1. A high-stakes first-day victory that cemented Johnson for 2025
Contemporaneous accounts and leadership tallies report that the House elected its Speaker on the first day the 119th Congress convened, a routine timing that in 2025 resulted in Mike Johnson securing 218 votes to Hakeem Jeffries’ 215 [1]. Multiple summaries of the contest describe Johnson’s re-election as happening on January 3, 2025, with the necessary majority reached only after two Republicans—Ralph Norman and Keith Self—switched their ballots in Johnson’s favor, bringing him over the 218 threshold [1] [5] [3]. The documented counts show the final margin and identify the flip votes that determined the outcome; the timing and numerical result are consistent across several analyses that focus on the House leadership elections of early January 2025 [1] [2].
2. The origin story: Johnson’s initial speakership in late 2023
Biographical and historical summaries attribute Mike Johnson’s first election as Speaker to October 25, 2023, when he initially obtained the gavel amid a turbulent House environment; that first election established him as the incumbent going into the 2025 contest [4]. The October 2023 election is widely reported as Johnson’s ascension to the speakership following the prior year’s leadership changes; that origin point is important because it frames the January 2025 vote as a re-election of an incumbent rather than a fresh outsider victory. The record thus supports a two-step chronology: Johnson became Speaker in October 2023 and was re-elected by the House on January 3, 2025, to lead the 119th Congress [4] [1].
3. What the vote dynamics tell us about House politics in 2025
Detailed accounts emphasize that Johnson’s hold on the gavel in 2025 was precarious and shaped by intra-party maneuvering: several Republican members initially voted for other candidates or withheld support, creating a brief revolt that nearly cost Johnson the speakership until two GOP members switched their votes [3]. Reports also note outside influence on those switches; one analysis cites phone calls and consultations—including from high-profile Republican figures—that played a role in persuading lawmakers to change their ballots [3] [2]. The narrow margin and last-minute vote changes underscore that Johnson’s 2025 re-election was the product of close arithmetic and political bargaining, not a comfortable consensus [1] [3].
4. Divergent source quality and gaps you should notice
The collated analyses include some uneven sourcing: several items are detailed, dated contemporaneous reports of the January 3, 2025, vote [1] [2] [5], while others are press-office materials or undated summaries that confirm Johnson’s position without giving the vote date [6] [7]. Some entries lack publication dates or precise sourcing, which creates a gap in provenance even as they repeat the same core claim that Johnson is Speaker in 2025 [6] [7]. The most robust and consistent datapoints across the corpus are the January 3, 2025 election date and the 218–215 vote count; less reliable items either omit the date or function as organizational press output rather than independent reporting [1] [2] [6].

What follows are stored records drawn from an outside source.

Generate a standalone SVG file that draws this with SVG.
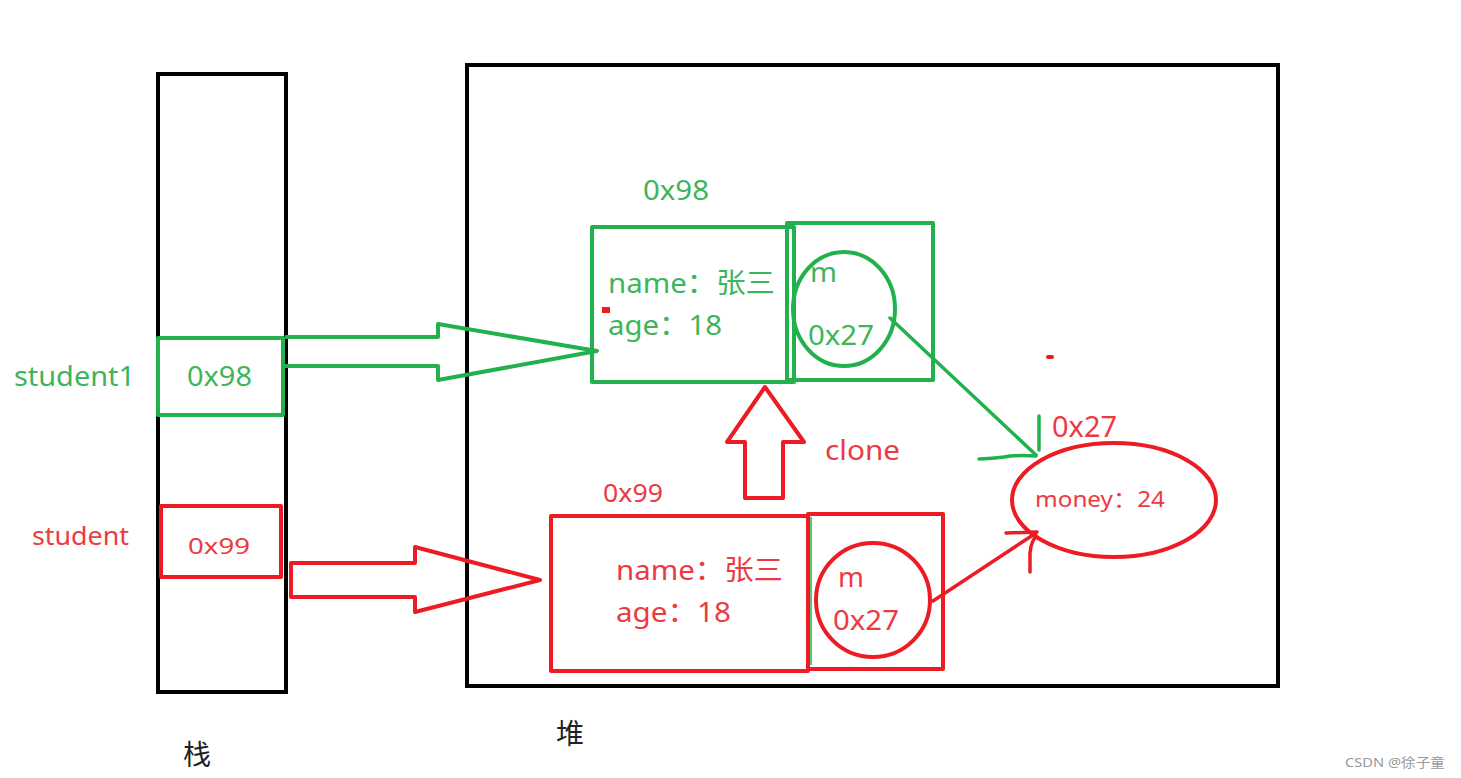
<svg xmlns="http://www.w3.org/2000/svg" width="1461" height="778" viewBox="0 0 1461 778">
<style>
.blk{fill:none;stroke:#000;stroke-width:4}
.g{fill:none;stroke:#22B14C;stroke-width:4;stroke-linejoin:round}
.r{fill:none;stroke:#ED1C24;stroke-width:4;stroke-linejoin:round}
.gl{fill:none;stroke:#22B14C;stroke-width:3.5;stroke-linecap:round}
.rl{fill:none;stroke:#ED1C24;stroke-width:3.5;stroke-linecap:round}
text{font-family:"Noto Sans","Noto Sans CJK SC",sans-serif}
.gt{fill:#3DB55A}
.rt{fill:#EC3A42}
.kt{fill:#222;font-family:"Noto Sans CJK SC",sans-serif}
</style>
<rect width="1461" height="778" fill="#fff"/>
<g id="stack"><rect class="blk" x="158" y="74" width="128" height="618"/><text class="kt" x="183" y="765" font-size="28">栈</text></g>
<g id="heap"><rect class="blk" x="467" y="65" width="811" height="621"/><text class="kt" x="556" y="744" font-size="28">堆</text></g>
<g id="student1">
<text class="gt" x="14" y="386" font-size="28" textLength="121" lengthAdjust="spacingAndGlyphs">student1</text>
<rect class="g" x="158" y="338" width="125" height="77"/>
<text class="gt" x="187" y="386" font-size="28" textLength="65" lengthAdjust="spacingAndGlyphs">0x98</text>
</g>
<g id="student">
<text class="rt" x="32" y="545" font-size="25" textLength="97" lengthAdjust="spacingAndGlyphs">student</text>
<rect class="r" x="161" y="506" width="120" height="71"/>
<text class="rt" x="188" y="554" font-size="22" textLength="62" lengthAdjust="spacingAndGlyphs">0x99</text>
</g>
<g id="obj98">
<text class="gt" x="643" y="200" font-size="28" textLength="66" lengthAdjust="spacingAndGlyphs">0x98</text>
<rect class="g" x="592" y="227" width="202" height="155"/>
<rect class="g" x="787" y="223" width="146" height="157"/>
<ellipse class="g" cx="844" cy="309" rx="51" ry="57"/>
<text class="gt" x="608" y="293" font-size="28" textLength="167" lengthAdjust="spacingAndGlyphs">name：张三</text>
<text class="gt" x="608" y="335" font-size="28" textLength="114" lengthAdjust="spacingAndGlyphs">age：18</text>
<text class="gt" x="810" y="282" font-size="27" textLength="27" lengthAdjust="spacingAndGlyphs">m</text>
<text class="gt" x="808" y="345" font-size="28" textLength="66" lengthAdjust="spacingAndGlyphs">0x27</text>
<rect x="602" y="307" width="8" height="6" fill="#ED1C24"/>
</g>
<g id="obj99">
<text class="rt" x="603" y="502" font-size="25" textLength="60" lengthAdjust="spacingAndGlyphs">0x99</text>
<rect class="r" x="551" y="516" width="257" height="155"/>
<rect class="r" x="808" y="514" width="135" height="155"/>
<line x1="811" y1="517" x2="811" y2="665" stroke="#22B14C" stroke-width="1.5"/>
<ellipse class="r" cx="873" cy="600" rx="57" ry="57"/>
<text class="rt" x="616" y="580" font-size="28" textLength="167" lengthAdjust="spacingAndGlyphs">name：张三</text>
<text class="rt" x="616" y="622" font-size="28" textLength="115" lengthAdjust="spacingAndGlyphs">age：18</text>
<text class="rt" x="838" y="587" font-size="27" textLength="26" lengthAdjust="spacingAndGlyphs">m</text>
<text class="rt" x="833" y="630" font-size="28" textLength="66" lengthAdjust="spacingAndGlyphs">0x27</text>
</g>
<g id="money">
<text class="rt" x="1052" y="437" font-size="29" textLength="65" lengthAdjust="spacingAndGlyphs">0x27</text>
<ellipse class="r" cx="1114" cy="500" rx="102" ry="57"/>
<text class="rt" x="1035" y="507" font-size="22" textLength="130" lengthAdjust="spacingAndGlyphs">money：24</text>
<rect x="1046" y="355" width="8" height="4" rx="2" fill="#ED1C24"/>
</g>
<g id="connectors">
<path class="g" d="M285 337 H438 V324 L597 351 L438 380 V366 H285"/>
<path class="r" d="M291 563 H415 V547 L540 580 L415 612 V597 H291 Z"/>
<path class="r" d="M745 498 V442 H727 L765 387 L804 442 H783 V498 Z"/>
<text class="rt" x="825" y="460" font-size="27" textLength="75" lengthAdjust="spacingAndGlyphs">clone</text>
<line class="gl" x1="890" y1="318" x2="1036" y2="455"/>
<line class="gl" x1="1039" y1="416" x2="1039" y2="450"/>
<path class="gl" d="M979 459 Q1000 458 1010 456 Q1022 455 1036 456"/>
<line class="rl" x1="933" y1="601" x2="1036" y2="533"/>
<line class="rl" x1="1006" y1="533" x2="1037" y2="532"/>
<path class="rl" d="M1036 536 Q1029 545 1030 560 V572"/>
</g>
<text x="1345" y="767" font-size="13" fill="#999" font-family="'Liberation Sans','Noto Sans CJK SC',sans-serif" textLength="100" lengthAdjust="spacingAndGlyphs">CSDN @徐子童</text>
</svg>
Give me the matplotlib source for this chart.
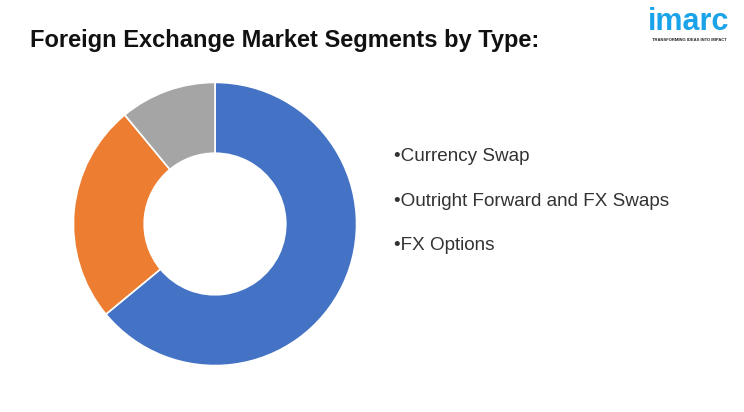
import matplotlib.pyplot as plt

plt.rcParams['font.family'] = ['Liberation Sans', 'DejaVu Sans']

segments = ['Currency Swap', 'Outright Forward and FX Swaps', 'FX Options']
shares = [64, 25, 11]
colors = ['#4472C4', '#ED7D31', '#A5A5A5']

W, H = 744, 412
fig = plt.figure(figsize=(W / 100, H / 100), dpi=100)

# donut: center (215, 224) px, radius 143 px
cx, cy, r = 215, 224, 143
ax = fig.add_axes([(cx - r) / W, (H - cy - r) / H, 2 * r / W, 2 * r / H])
ax.pie(shares, colors=colors, startangle=90, counterclock=False,
       radius=1, wedgeprops=dict(width=0.5, edgecolor='white', linewidth=1.2))
ax.set_xlim(-1.01, 1.01)
ax.set_ylim(-1.01, 1.01)
ax.set_aspect('equal')
ax.axis('off')

fig.text(30 / W, 1 - 41 / H, 'Foreign Exchange Market Segments by Type:',
         fontsize=17, fontweight='bold', color='#111111', va='center', ha='left')

for i, name in enumerate(segments):
    fig.text(394 / W, 1 - (156 + 45 * i) / H, '\u2022' + name,
             fontsize=13.6, color='#333333', va='center', ha='left')

# logo
fig.text(689 / W, 1 - 22 / H, 'imarc', fontsize=22, color='#1AA3E8',
         ha='center', va='center', fontweight='bold')
fig.text(689 / W, 1 - 40 / H, 'TRANSFORMING IDEAS INTO IMPACT', fontsize=3.0,
         color='#222222', ha='center', va='center', fontweight='bold')

fig.savefig('out.png', dpi=100)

5. What different perspectives emphasize and where agendas appear
Analyses converging on the January re-election highlight different angles: straight vote tallies stress the arithmetic and procedural norms, while reporting that mentions late switches and external intervention highlights intra-party pressure and elite influence in securing the outcome [1] [3]. Materials originating from Johnson’s office focus on policy framing and blame toward political opponents, showing a partisan communications agenda rather than neutral vote documentation [6]. Coverage that notes Donald Trump’s involvement or endorsement frames the result in terms of outside influence on House politics, which signals an interpretive thrust toward national political alignment rather than purely institutional explanation [3] [2]. These strands together explain both the factual result and the political forces that produced it [1] [3] [6].